**Problem requirements**
Your job is to retype all of the data word for word, leaving every image out.

+---+

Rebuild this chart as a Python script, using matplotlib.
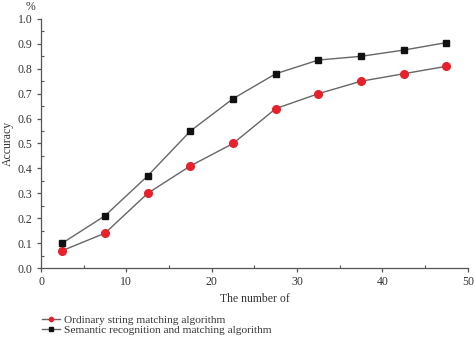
import matplotlib.pyplot as plt
from matplotlib.ticker import MultipleLocator

plt.rcParams['font.family'] = ['Liberation Serif', 'DejaVu Serif']

x = [2.5, 7.5, 12.5, 17.5, 22.5, 27.5, 32.5, 37.5, 42.5, 47.5]
ordinary = [0.07, 0.14, 0.30, 0.41, 0.50, 0.64, 0.70, 0.75, 0.78, 0.81]
semantic = [0.10, 0.21, 0.37, 0.55, 0.68, 0.78, 0.835, 0.85, 0.875, 0.905]

fig = plt.figure(figsize=(4.74, 3.38), dpi=100)
ax = fig.add_axes([0.0865, 0.207, 0.9005, 0.737])

axcol = '#555555'
ax.plot(x, ordinary, color='#666666', lw=1, marker='o', ms=5.5,
        mfc='#e8202a', mec='#e8202a', label='Ordinary string matching algorithm')
ax.plot(x, semantic, color='#666666', lw=1, marker='s', ms=4.6,
        mfc='#111111', mec='#111111', label='Semantic recognition and matching algorithm')

ax.set_xlim(0, 50)
ax.set_ylim(0, 1.0)
ax.xaxis.set_major_locator(MultipleLocator(10))
ax.xaxis.set_minor_locator(MultipleLocator(5))
ax.yaxis.set_major_locator(MultipleLocator(0.1))
ax.yaxis.set_minor_locator(MultipleLocator(0.05))
ax.yaxis.set_major_formatter(plt.FuncFormatter(lambda v, p: f'{v:.1f}'))

for s in ['top', 'right']:
    ax.spines[s].set_visible(False)
for s in ['left', 'bottom']:
    ax.spines[s].set_color(axcol)
    ax.spines[s].set_linewidth(0.9)
ax.tick_params(which='major', direction='out', length=3, width=0.9,
               color=axcol, labelsize=8.5, labelcolor='#333333', pad=3)
ax.tick_params(which='minor', direction='in', length=2.5, width=0.8, color=axcol)

ax.set_xlabel('The number of', fontsize=8.5, color='#333333', labelpad=3)
ax.set_ylabel('Accuracy', fontsize=8.5, color='#333333', labelpad=3)
fig.text(0.065, 0.978, '%', fontsize=8.5, color='#333333', ha='center', va='center')

leg = fig.legend(loc='lower left', bbox_to_anchor=(0.088, 0.008), frameon=False,
                 fontsize=8.2, handlelength=1.6, handletextpad=0.4,
                 labelspacing=0.05, markerscale=0.55, borderpad=0, borderaxespad=0)
for t in leg.get_texts():
    t.set_color('#333333')

fig.savefig('out.png', dpi=100)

+---+

**Correct result**
Rebuild this chart as a Python script, using matplotlib.
import matplotlib.pyplot as plt
from matplotlib.ticker import MultipleLocator

plt.rcParams['font.family'] = ['Liberation Serif', 'DejaVu Serif']

x = [2.5, 7.5, 12.5, 17.5, 22.5, 27.5, 32.5, 37.5, 42.5, 47.5]
ordinary = [0.07, 0.14, 0.30, 0.41, 0.50, 0.64, 0.70, 0.75, 0.78, 0.81]
semantic = [0.10, 0.21, 0.37, 0.55, 0.68, 0.78, 0.835, 0.85, 0.875, 0.905]

fig = plt.figure(figsize=(4.74, 3.38), dpi=100)
ax = fig.add_axes([0.0865, 0.207, 0.9005, 0.737])

axcol = '#555555'
ax.plot(x, ordinary, color='#666666', lw=1, marker='o', ms=5.5,
        mfc='#e8202a', mec='#e8202a', label='Ordinary string matching algorithm')
ax.plot(x, semantic, color='#666666', lw=1, marker='s', ms=4.6,
        mfc='#111111', mec='#111111', label='Semantic recognition and matching algorithm')

ax.set_xlim(0, 50)
ax.set_ylim(0, 1.0)
ax.xaxis.set_major_locator(MultipleLocator(10))
ax.xaxis.set_minor_locator(MultipleLocator(5))
ax.yaxis.set_major_locator(MultipleLocator(0.1))
ax.yaxis.set_minor_locator(MultipleLocator(0.05))
ax.yaxis.set_major_formatter(plt.FuncFormatter(lambda v, p: f'{v:.1f}'))

for s in ['top', 'right']:
    ax.spines[s].set_visible(False)
for s in ['left', 'bottom']:
    ax.spines[s].set_color(axcol)
    ax.spines[s].set_linewidth(0.9)
ax.tick_params(which='major', direction='out', length=3, width=0.9,
               color=axcol, labelsize=8.5, labelcolor='#333333', pad=3)
ax.tick_params(which='minor', direction='in', length=2.5, width=0.8, color=axcol)

ax.set_xlabel('The number of', fontsize=8.5, color='#333333', labelpad=3)
ax.set_ylabel('Accuracy', fontsize=8.5, color='#333333', labelpad=3)
fig.text(0.065, 0.978, '%', fontsize=8.5, color='#333333', ha='center', va='center')

leg = fig.legend(loc='lower left', bbox_to_anchor=(0.088, 0.008), frameon=False,
                 fontsize=8.2, handlelength=1.6, handletextpad=0.4,
                 labelspacing=0.05, markerscale=0.55, borderpad=0, borderaxespad=0)
for t in leg.get_texts():
    t.set_color('#333333')

fig.savefig('out.png', dpi=100)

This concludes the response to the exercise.